(TASK INSTRUCTIONS): Using the data below, copy every line that contains the word "this".

· · · ·

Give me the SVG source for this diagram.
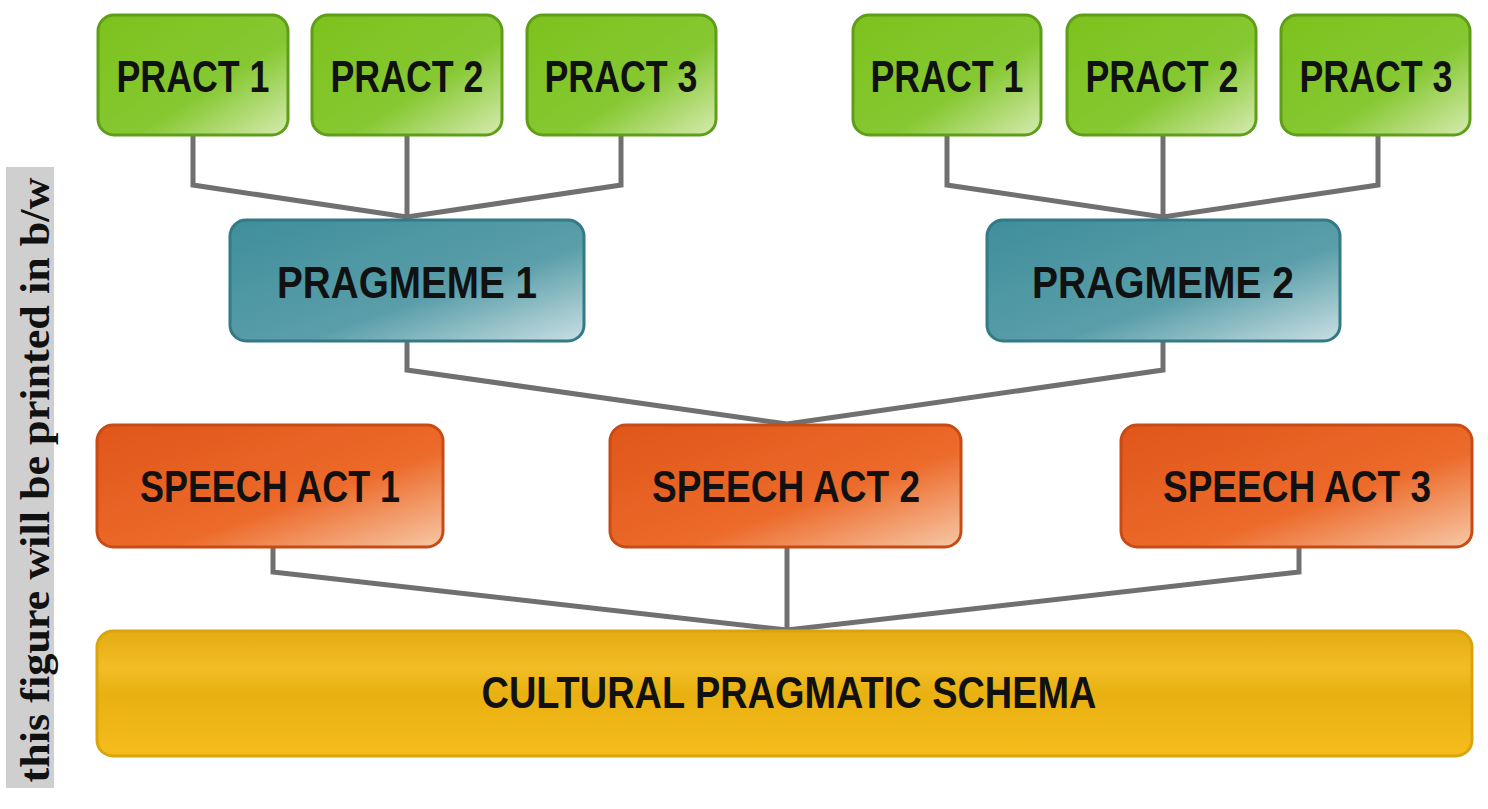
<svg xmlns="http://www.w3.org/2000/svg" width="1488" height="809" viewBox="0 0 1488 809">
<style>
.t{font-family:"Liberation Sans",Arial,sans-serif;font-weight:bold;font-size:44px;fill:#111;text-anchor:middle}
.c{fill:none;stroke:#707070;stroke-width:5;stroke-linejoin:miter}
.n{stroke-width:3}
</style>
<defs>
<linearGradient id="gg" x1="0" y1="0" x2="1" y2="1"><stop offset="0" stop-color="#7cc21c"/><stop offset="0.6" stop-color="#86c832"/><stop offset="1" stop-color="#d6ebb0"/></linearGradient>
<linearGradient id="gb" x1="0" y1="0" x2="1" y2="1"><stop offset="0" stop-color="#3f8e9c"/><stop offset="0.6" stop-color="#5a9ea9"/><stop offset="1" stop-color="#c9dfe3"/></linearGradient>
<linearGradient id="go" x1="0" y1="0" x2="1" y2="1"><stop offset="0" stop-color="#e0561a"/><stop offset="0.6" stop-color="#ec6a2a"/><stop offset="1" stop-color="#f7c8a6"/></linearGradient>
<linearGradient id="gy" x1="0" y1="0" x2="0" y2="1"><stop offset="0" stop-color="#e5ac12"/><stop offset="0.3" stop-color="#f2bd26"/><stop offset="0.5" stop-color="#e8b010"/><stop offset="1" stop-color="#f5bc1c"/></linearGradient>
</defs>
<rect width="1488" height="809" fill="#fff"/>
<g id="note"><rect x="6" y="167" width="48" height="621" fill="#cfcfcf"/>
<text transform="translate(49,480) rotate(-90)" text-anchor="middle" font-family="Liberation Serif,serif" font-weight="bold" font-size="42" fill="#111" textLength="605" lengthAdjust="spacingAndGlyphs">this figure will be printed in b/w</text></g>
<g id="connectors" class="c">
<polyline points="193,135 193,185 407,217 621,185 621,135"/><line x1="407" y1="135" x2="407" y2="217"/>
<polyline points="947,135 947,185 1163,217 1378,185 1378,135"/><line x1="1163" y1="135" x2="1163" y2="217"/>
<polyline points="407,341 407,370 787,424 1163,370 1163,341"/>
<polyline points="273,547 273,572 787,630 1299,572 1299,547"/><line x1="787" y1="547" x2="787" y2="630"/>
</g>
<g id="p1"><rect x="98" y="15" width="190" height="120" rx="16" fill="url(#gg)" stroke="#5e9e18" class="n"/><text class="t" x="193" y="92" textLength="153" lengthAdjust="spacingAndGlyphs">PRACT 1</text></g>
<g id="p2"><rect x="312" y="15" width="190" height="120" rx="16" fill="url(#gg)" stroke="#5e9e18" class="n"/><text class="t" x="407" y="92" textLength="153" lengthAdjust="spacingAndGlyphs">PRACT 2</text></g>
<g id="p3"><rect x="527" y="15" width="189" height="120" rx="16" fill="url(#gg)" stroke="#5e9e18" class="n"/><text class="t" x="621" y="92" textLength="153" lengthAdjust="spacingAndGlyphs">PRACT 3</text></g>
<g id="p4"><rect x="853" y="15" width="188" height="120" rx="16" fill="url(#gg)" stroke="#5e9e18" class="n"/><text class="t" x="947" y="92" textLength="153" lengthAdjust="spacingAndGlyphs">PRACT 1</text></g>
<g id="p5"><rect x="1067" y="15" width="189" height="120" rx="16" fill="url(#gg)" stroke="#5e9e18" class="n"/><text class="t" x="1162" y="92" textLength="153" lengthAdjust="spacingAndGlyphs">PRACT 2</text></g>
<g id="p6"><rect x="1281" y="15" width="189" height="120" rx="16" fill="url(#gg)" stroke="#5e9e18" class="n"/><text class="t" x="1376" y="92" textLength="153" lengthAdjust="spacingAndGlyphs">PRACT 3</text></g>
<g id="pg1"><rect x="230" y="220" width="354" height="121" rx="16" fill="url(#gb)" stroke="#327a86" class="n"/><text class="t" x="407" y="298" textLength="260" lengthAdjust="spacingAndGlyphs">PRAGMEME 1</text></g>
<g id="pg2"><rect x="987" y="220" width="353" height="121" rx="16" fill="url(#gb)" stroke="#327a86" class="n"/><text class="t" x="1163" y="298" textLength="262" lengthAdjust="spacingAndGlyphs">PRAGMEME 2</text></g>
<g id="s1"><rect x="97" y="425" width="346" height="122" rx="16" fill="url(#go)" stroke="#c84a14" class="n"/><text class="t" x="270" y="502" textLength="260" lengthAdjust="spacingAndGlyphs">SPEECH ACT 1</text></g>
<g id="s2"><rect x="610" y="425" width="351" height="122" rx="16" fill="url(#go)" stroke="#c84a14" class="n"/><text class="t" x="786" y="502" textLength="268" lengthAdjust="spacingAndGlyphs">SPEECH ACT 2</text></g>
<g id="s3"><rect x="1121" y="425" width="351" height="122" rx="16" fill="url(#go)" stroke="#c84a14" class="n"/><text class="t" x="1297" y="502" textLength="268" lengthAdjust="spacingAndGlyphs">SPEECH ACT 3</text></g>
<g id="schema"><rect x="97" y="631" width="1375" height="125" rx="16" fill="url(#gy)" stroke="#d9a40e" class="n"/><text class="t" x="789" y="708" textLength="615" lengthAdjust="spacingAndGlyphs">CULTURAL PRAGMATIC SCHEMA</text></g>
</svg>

· · · ·

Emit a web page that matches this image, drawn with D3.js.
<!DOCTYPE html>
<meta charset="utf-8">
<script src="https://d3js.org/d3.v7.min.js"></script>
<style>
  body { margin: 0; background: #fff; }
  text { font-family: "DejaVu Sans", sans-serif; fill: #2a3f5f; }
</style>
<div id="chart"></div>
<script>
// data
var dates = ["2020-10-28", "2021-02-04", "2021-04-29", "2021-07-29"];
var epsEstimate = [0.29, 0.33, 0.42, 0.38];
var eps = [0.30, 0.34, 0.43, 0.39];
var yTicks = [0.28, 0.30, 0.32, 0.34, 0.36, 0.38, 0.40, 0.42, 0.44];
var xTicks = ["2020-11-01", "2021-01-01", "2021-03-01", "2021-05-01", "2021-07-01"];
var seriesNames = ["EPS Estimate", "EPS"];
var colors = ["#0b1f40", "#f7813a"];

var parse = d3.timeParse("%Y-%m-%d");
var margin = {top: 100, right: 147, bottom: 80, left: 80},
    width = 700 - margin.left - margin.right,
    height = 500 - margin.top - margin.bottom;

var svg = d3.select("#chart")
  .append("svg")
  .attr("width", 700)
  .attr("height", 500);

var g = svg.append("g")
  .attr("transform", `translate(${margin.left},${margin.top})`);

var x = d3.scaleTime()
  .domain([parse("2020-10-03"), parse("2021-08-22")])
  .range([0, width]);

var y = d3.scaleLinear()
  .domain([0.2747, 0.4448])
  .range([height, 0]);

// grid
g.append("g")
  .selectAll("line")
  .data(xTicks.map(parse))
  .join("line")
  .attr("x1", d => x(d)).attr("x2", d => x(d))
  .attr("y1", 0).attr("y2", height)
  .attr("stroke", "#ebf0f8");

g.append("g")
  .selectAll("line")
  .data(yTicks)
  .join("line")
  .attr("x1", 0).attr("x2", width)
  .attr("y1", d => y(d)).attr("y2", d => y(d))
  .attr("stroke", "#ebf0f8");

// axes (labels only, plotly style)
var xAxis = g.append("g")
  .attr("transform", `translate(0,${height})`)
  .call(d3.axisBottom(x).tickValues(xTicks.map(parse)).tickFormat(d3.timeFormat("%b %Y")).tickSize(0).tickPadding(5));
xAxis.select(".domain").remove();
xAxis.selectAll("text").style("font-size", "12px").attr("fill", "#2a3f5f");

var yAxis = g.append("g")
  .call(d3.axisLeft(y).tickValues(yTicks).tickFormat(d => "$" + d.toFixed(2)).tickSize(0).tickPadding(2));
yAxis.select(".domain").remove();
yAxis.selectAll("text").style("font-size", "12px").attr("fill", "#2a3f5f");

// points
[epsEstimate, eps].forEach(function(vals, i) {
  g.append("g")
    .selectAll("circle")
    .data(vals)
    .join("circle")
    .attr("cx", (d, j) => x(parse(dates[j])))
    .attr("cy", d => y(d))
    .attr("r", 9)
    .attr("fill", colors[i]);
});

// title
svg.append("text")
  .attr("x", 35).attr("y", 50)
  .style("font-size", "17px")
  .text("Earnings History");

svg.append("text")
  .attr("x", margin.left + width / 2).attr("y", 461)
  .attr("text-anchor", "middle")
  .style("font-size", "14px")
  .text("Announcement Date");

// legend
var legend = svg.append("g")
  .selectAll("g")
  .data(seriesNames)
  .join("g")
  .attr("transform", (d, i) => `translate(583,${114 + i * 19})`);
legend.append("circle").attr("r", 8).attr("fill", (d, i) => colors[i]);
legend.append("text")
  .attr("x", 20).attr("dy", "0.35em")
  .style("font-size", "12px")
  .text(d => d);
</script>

· · · ·

(RESULT OF THE TASK):
Give me the SVG source for this diagram.
<text transform="translate(49,480) rotate(-90)" text-anchor="middle" font-family="Liberation Serif,serif" font-weight="bold" font-size="42" fill="#111" textLength="605" lengthAdjust="spacingAndGlyphs">this figure will be printed in b/w</text></g>
Emit a web page that matches this image, drawn with D3.js.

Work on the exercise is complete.